Islamabad: Pakistan on Sunday claimed it was forced to test nuclear weapons two decades ago due to hostile posturing by India. Foreign Office spokesman Mohammad Faisal issued a statement on the eve of the 20th anniversary of the May 28, 1998 nuclear tests, while insisting that the testing of atomic bombs by India eliminated chances of a nuclear weapons-free South Asia. Pakistan was forced to take that decision as a response, in self-defence, to the nuclear tests and accompanying hostile posturing by its neighbour.
These developments unfortunately put an end to the prospect for keeping South Asia free of nuclear weapons - an objective which Pakistan had actively pursued, he said, hinting at India.
India conducted a series of five nuclear bomb test explosions at Pokhran in May, 1998, which was soon followed by Pakistan's tests.

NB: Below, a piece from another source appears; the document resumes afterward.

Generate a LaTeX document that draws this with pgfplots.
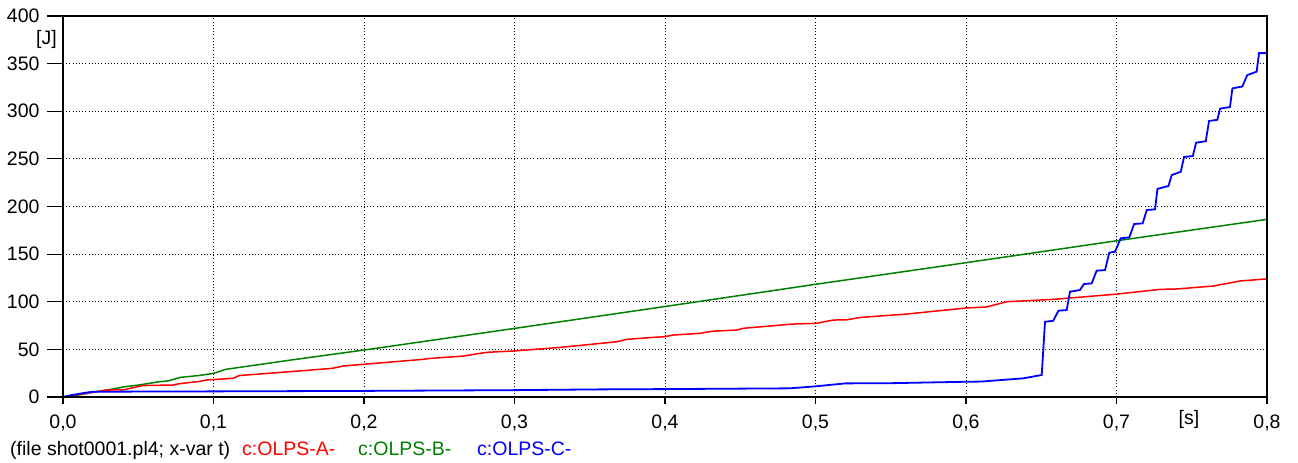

The spokesman said that despite the nuclear testing, Pakistan remained steadfast in its commitment to non-proliferation and global peace and strategic stability and demonstrated utmost restraint and responsibility in the stewardship of its nuclear capability since 1998.
It is committed to the principle of credible minimum deterrence and has persistently sought deterrence stability in the region, he said.

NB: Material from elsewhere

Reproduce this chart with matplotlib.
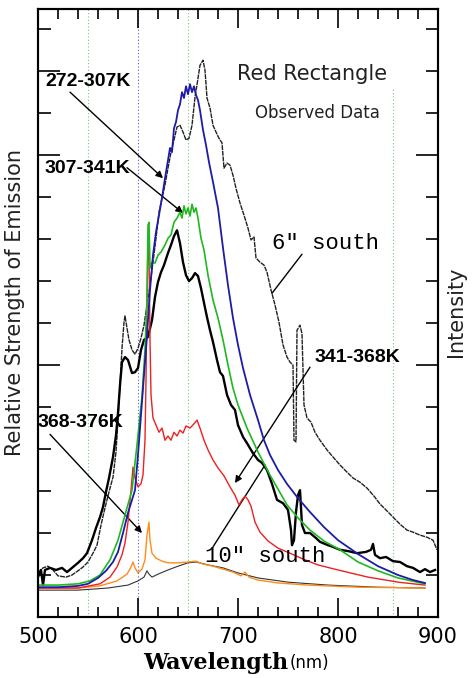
import matplotlib
matplotlib.use("Agg")
import matplotlib.pyplot as plt
from matplotlib.ticker import MultipleLocator, FixedLocator

# ---------------- data (wavelength nm, relative strength) ----------------
wl_blue = [500,520,540,550,560,568,575,580,585,590,594,597,600,603,606,609,612,615,618,621,624,627,
           630,632,634,636,638,640,642,644,646,648,650,652,654,656,658,660,662,665,668,671,675,680,
           685,690,695,700,705,712,720,726,732,740,749,760,772,786,800,820,840,860,875,887]
v_blue = [0.71,0.71,0.74,0.79,0.93,1.10,1.31,1.55,2.00,2.48,2.79,3.02,3.86,4.81,5.76,6.71,7.79,8.62,
          9.17,9.57,9.98,10.45,10.88,11.17,11.07,11.64,11.79,12.07,12.21,12.50,12.36,12.64,12.45,
          12.69,12.50,12.64,12.43,12.31,12.07,11.60,11.24,10.83,10.36,9.74,8.79,7.90,7.12,6.48,
          5.93,5.29,4.69,4.21,3.86,3.50,3.17,2.83,2.50,2.14,1.83,1.50,1.21,1.00,0.88,0.81]

wl_green = [500,520,540,552,562,572,580,587,594,599,604,607,609,610,611,612,614,617,620,623,627,630,
            633,636,639,642,644,646,648,650,652,654,656,658,660,663,666,670,675,680,685,690,695,700,
            709,720,732,749,760,772,786,802,820,840,860,887]
v_green = [0.76,0.76,0.79,0.86,1.00,1.36,1.83,2.43,3.02,4.10,5.24,6.36,7.55,9.33,9.40,8.31,8.45,
           8.43,8.62,8.69,8.86,9.02,9.10,9.40,9.50,9.64,9.50,9.79,9.60,9.74,9.55,9.83,9.64,9.74,
           9.50,9.02,8.74,8.14,7.55,7.12,6.60,6.00,5.45,5.05,4.50,3.93,3.38,2.67,2.36,2.07,1.81,
           1.60,1.31,1.10,0.93,0.79]

wl_red = [500,540,562,572,579,584,587,590,593,595,597,600,603,605,607,608,609,610,611,612,613,615,
          618,621,624,627,630,633,636,639,642,645,648,652,656,659,662,666,670,675,680,686,692,697,
          701,704,707,710,713,717,722,730,740,752,765,780,800,830,860,887]
v_red = [0.69,0.69,0.79,0.95,1.19,1.48,1.76,2.26,3.02,3.57,3.31,3.10,3.17,3.38,4.21,5.64,7.55,8.98,
         8.74,6.60,5.29,4.74,4.57,4.40,4.50,4.21,4.31,4.21,4.40,4.31,4.45,4.38,4.55,4.50,4.60,4.69,
         4.50,4.21,3.98,3.74,3.55,3.36,3.10,2.90,2.67,2.79,2.88,2.79,2.64,2.26,2.02,1.81,1.64,1.52,
         1.38,1.24,1.12,0.95,0.83,0.76]

wl_orange = [500,540,562,579,589,593,595,597,600,604,607,609,611,612,614,618,624,630,640,650,658,665,
             675,685,695,703,707,711,720,740,770,820,887]
v_orange = [0.69,0.69,0.74,0.86,1.02,1.19,1.31,1.17,1.05,1.14,1.36,1.95,2.26,1.83,1.52,1.40,1.33,
            1.29,1.29,1.31,1.33,1.26,1.21,1.14,1.07,0.98,1.07,0.95,0.88,0.81,0.76,0.71,0.69]

wl_base = [500,540,570,590,600,606,609,611,614,620,630,640,650,658,670,685,700,720,750,790,840,887]
v_base = [0.64,0.64,0.69,0.76,0.86,0.95,1.10,1.02,0.95,1.02,1.12,1.21,1.29,1.31,1.24,1.17,1.05,0.93,
          0.83,0.76,0.71,0.69]

wl_6s = [500,505,510,515,520,528,534,540,545,550,555,559,563,567,571,575,578,580,582,584,586,587,589,
         591,594,597,600,603,606,609,612,615,618,621,624,627,630,633,636,639,642,645,648,651,654,657,
         660,662,665,667,669,672,675,678,681,684,686,689,692,695,698,702,706,710,713,716,718,722,726,
         729,733,737,741,745,749,752,755,756,758,759,762,764,766,769,773,777,782,789,795,802,809,815,
         822,829,836,842,848,855,862,869,875,882,889,895,899]
v_6s = [1.05,1.17,1.21,1.12,0.98,0.95,1.00,1.10,1.19,1.31,1.52,1.71,2.19,2.60,2.98,3.33,3.93,4.69,
        5.52,6.40,7.02,7.17,6.88,6.60,6.36,6.26,6.40,6.64,6.95,7.43,7.90,8.45,9.02,9.64,9.98,10.29,
        10.69,11.07,11.36,11.67,11.71,11.55,11.36,11.40,11.71,12.38,12.83,13.14,13.26,13.02,12.36,
        12.12,11.71,11.55,11.40,11.29,10.69,10.81,10.76,10.52,10.21,9.86,9.57,9.26,8.98,9.05,8.55,
        8.45,8.38,8.21,7.79,7.43,7.02,6.48,6.19,6.07,6.00,4.21,4.17,6.83,6.95,6.74,5.05,4.74,4.64,
        4.40,4.21,3.98,3.81,3.62,3.45,3.31,3.21,3.07,2.88,2.69,2.55,2.38,2.21,2.07,2.02,1.95,1.90,
        1.83,1.60]

wl_10s = [500,503,505,507,512,518,524,529,535,540,545,549,554,558,562,565,568,571,575,578,580,582,
          584,587,590,594,597,600,603,606,610,614,617,620,623,626,630,633,636,639,642,645,648,651,
          654,657,660,663,666,669,672,675,679,682,685,689,693,697,700,705,709,715,720,724,729,734,
          739,745,750,753,754,756,758,760,762,764,767,772,778,782,790,795,802,810,819,828,833,835,
          837,842,848,855,862,869,875,882,887,892,897]
v_10s = [0.95,1.12,0.76,1.12,1.17,1.12,1.17,1.07,1.19,1.29,1.40,1.52,1.83,2.12,2.38,2.62,2.98,3.31,
         3.81,4.33,4.86,5.52,6.07,6.19,6.12,5.81,5.83,5.93,6.36,6.60,6.67,7.07,7.62,7.98,8.21,8.38,
         8.67,8.86,9.07,9.21,8.90,8.45,8.14,8.00,8.07,8.19,8.12,7.83,7.48,7.14,6.83,6.55,6.12,5.83,
         5.74,5.29,5.05,4.93,4.57,4.29,4.14,3.90,3.74,3.67,3.50,3.17,2.79,2.71,2.55,2.07,1.71,1.83,
         2.50,2.90,3.02,2.19,2.00,2.00,1.88,1.79,1.71,1.67,1.60,1.57,1.52,1.55,1.60,1.74,1.48,1.40,
         1.43,1.33,1.31,1.21,1.17,1.07,1.14,1.07,1.12]

grid_wl = [550, 600, 650, 855]
grid_colors = ["#7fc47f", "#5a5ad0", "#7fc47f", "#7fc47f"]
xtick_labels = ["500", "600", "700", "800", "900"]

# ---------------- figure ----------------
W, H = 474, 678
fig = plt.figure(figsize=(W / 100, H / 100), dpi=100)
ax = fig.add_axes([38 / W, 1 - 617 / H, 400 / W, 608 / H])
ax.set_xlim(500, 900)
ax.set_ylim(0, 14.48)

for g, c in zip(grid_wl, grid_colors):
    top = 12.6 if g > 800 else 14.48
    ax.plot([g, g], [0, top], color=c, lw=0.8, ls=(0, (1, 2)), zorder=1)

ax.plot(wl_6s, v_6s, color="#222222", lw=1.0, ls=(0, (3.5, 0.6)), zorder=3)
ax.plot(wl_10s, v_10s, color="black", lw=1.7, zorder=3)
ax.plot(wl_base, v_base, color="#333333", lw=0.8, zorder=3)
ax.plot(wl_orange, v_orange, color="#ff8c1a", lw=1.0, zorder=4)
ax.plot(wl_red, v_red, color="#ee2020", lw=1.0, zorder=4)
ax.plot(wl_green, v_green, color="#20b820", lw=1.2, zorder=4)
ax.plot(wl_blue, v_blue, color="#1c1ca8", lw=1.3, zorder=4)

# ticks
ax.set_xticks([500, 600, 700, 800, 900])
ax.set_xticklabels(xtick_labels)
ax.xaxis.set_minor_locator(MultipleLocator(20))
ax.yaxis.set_major_locator(FixedLocator([6, 11, 13]))
ax.yaxis.set_minor_locator(FixedLocator([1, 2, 3, 4, 5, 7, 8, 9, 10, 12, 14]))
ax.tick_params(axis="x", which="both", direction="in", top=True, bottom=True,
               labelsize=15, pad=7, width=1.2)
ax.tick_params(axis="x", which="major", length=14)
ax.tick_params(axis="x", which="minor", length=7)
ax.tick_params(axis="y", which="both", direction="in", left=True, right=False,
               labelleft=False, width=1.2)
ax.tick_params(axis="y", which="major", length=16)
ax.tick_params(axis="y", which="minor", length=9)
for lab in ax.get_xticklabels():
    lab.set_family("DejaVu Sans")

ax2 = ax.twinx()
ax2.set_ylim(0, 14.48)
ax2.yaxis.set_major_locator(FixedLocator([6, 11]))
ax2.yaxis.set_minor_locator(FixedLocator([1, 2, 3, 4, 5, 7, 8, 9, 10, 12, 13, 14]))
ax2.tick_params(axis="y", which="both", direction="in", labelright=False, width=1.2)
ax2.tick_params(axis="y", which="major", length=16)
ax2.tick_params(axis="y", which="minor", length=9)

for a in (ax, ax2):
    for s in a.spines.values():
        s.set_linewidth(1.5)

# annotations
arrow = dict(arrowstyle="-|>", color="black", lw=1.0, mutation_scale=10, shrinkA=0, shrinkB=0)
line = dict(arrowstyle="-", color="black", lw=1.0, shrinkA=0, shrinkB=0)
lab_kw = dict(fontsize=14, fontweight="bold", family="Liberation Sans",
              va="center", ha="left", zorder=6)
ax.text(507, 12.76, "272-307K", **lab_kw)
ax.text(507, 10.67, "307-341K", **lab_kw)
ax.text(500, 4.64, "368-376K", **lab_kw)
ax.text(777, 6.17, "341-368K", **lab_kw)
ax.annotate("", xy=(625, 10.45), xytext=(532, 12.5), arrowprops=arrow)
ax.annotate("", xy=(645, 9.62), xytext=(589, 10.7), arrowprops=arrow)
ax.annotate("", xy=(604, 2.0), xytext=(512, 4.35), arrowprops=arrow)
ax.annotate("", xy=(697, 3.19), xytext=(772, 5.95), arrowprops=arrow)
ax.annotate("", xy=(727, 3.62), xytext=(675, 1.67), arrowprops=line)
ax.annotate("", xy=(734, 7.71), xytext=(764, 8.64), arrowprops=line)

mono = dict(fontsize=16, family="Liberation Mono", va="center", ha="left", zorder=6)
ax.text(734, 8.90, "6\u2033 south", **mono)
ax.text(667, 1.43, "10\u2033 south", **mono)

ax.text(699, 12.93, "Red Rectangle", fontsize=15, family="DejaVu Sans", va="center", ha="left",
        color="#222222")
ax.text(717, 12.0, "Observed Data", fontsize=12, family="DejaVu Sans", va="center", ha="left",
        color="#222222")

fig.text(143 / W, 1 - 663 / H, "Wavelength", fontsize=16, fontweight="bold",
         family="DejaVu Serif", va="center", ha="left")
fig.text(290 / W, 1 - 663 / H, "(nm)", fontsize=12, family="DejaVu Sans", va="center", ha="left")
fig.text(15 / W, 1 - 303 / H, "Relative Strength of Emission", fontsize=15, family="DejaVu Sans",
         rotation=90, va="center", ha="center", color="#222222")
fig.text(456 / W, 1 - 312 / H, "Intensity", fontsize=15, family="DejaVu Sans",
         rotation=90, va="center", ha="center", color="#222222")

fig.savefig("out.png", dpi=100)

Mr Faisal also said that this objective has driven Pakistan to offer and conclude several confidence building measures (CBMs) in the nuclear and conventional domains, including the 2004 Pakistan-India Joint Statement which recognised the respective nuclear capabilities of the two countries as a factor for stability.
He said that as one of the most affected countries due to the impact of climate change, Pakistan plans to increase its nuclear power generation capacity to 40,000 MW by 2050, as a clean and cost-effective alternative to fossil fuel.
Pakistan has consistently signaled its willingness to consider further measures for risk reduction and avoidance of arms race in the region, according to the spokesman.
He also said that Pakistan was confident of its ability to deny space for any misadventure against the backdrop of rapidly expanding nuclear and conventional forces in its neighbourhood and pursuit of aggressive security doctrines and developing force postures.
The nuclearisation of the Indian Ocean and canisterisation of ballistic missiles in our neighbourhood should be a matter of concern for the international community as well, since these developments have extra-regional ramifications, he said.
He said Pakistan while recognising its responsibilities, had developed over the years a robust command and control system led by the National Command Authority, and effective nuclear safety and security regimes and export controls.
He said Pakistan looked forward to expanding the scope of its international collaboration in nuclear power generation for meeting the legitimate socio-economic development needs of its people.
As a country with advanced nuclear technology, Pakistan seeks to play its role as a mainstream partner in the global non-proliferation regime, he said.
He said Pakistan had expressed desire to join the multilateral export control regimes and already applied for participation in the Nuclear Suppliers Group (NSG) based on non-discriminatory criteria applicable in a fair manner to all non-NPT states.